Repairing or replacing a scour critical bridge is expensive, and two federal programs specifically fund this kind of work. The PROTECT program (Promoting Resilient Operations for Transformative, Efficient, and Cost-saving Transportation) provides grants for making surface transportation infrastructure more resilient to flooding, extreme weather, and other natural hazards. Eligible applicants include state and local governments, metropolitan planning organizations, transit agencies, port authorities, and tribal governments. A benefit-cost analysis is required with every application, and only 40 percent of award funds can go toward building new capacity.11U.S. Department of Transportation. Promoting Resilient Operations for Transformative, Efficient, and Cost-saving Transportation Program (PROTECT)
The Bridge Investment Program offers discretionary grants that explicitly list scour protection as an eligible project cost. Applications are evaluated partly on how well the project improves the bridge’s condition rating and reduces the total person-miles traveled over bridges in poor condition. Applicants must demonstrate that construction can begin within 18 months of receiving funds and that preliminary engineering is already complete.12Grants.gov. Bridge Investment Program Grants Notice of Funding Opportunity For bridge owners sitting on a scour critical structure with no budget for permanent countermeasures, these programs represent the most direct path to federal assistance — but both are competitive, and applications that tie scour protection to broader resilience goals tend to score higher.

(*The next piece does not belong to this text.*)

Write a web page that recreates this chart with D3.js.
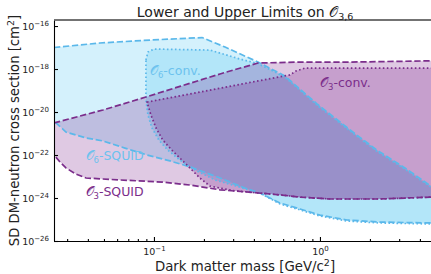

Bridge owners who fail to develop or execute a required Plan of Action face real consequences. The FHWA holds state departments of transportation responsible for ensuring that every public highway bridge in the state complies with the National Bridge Inspection Standards, including bridges owned by cities, counties, and other local agencies. If a local owner fails to take required action — closing a bridge, posting load restrictions, or maintaining a Plan of Action — the state is expected to intervene. If the state doesn’t, FHWA can withhold federal-aid highway fund authorizations.13Federal Highway Administration. Bridge Inspection Program Responsibility of the States
FHWA describes its enforcement approach as “aggressive action” that can include suspending project approvals. The agency selects the sanction level based on how likely the owner is to fix the problem quickly, and sanctions can target any jurisdiction within a state — a single noncompliant county can trigger funding consequences for the entire state DOT. Beyond federal funding, bridge owners face potential tort liability under state law if a scour-related failure injures or kills someone and the owner failed to maintain the required Plan of Action. Federal regulations create the duty to prepare and execute the plan; state courts determine the consequences when that duty is breached.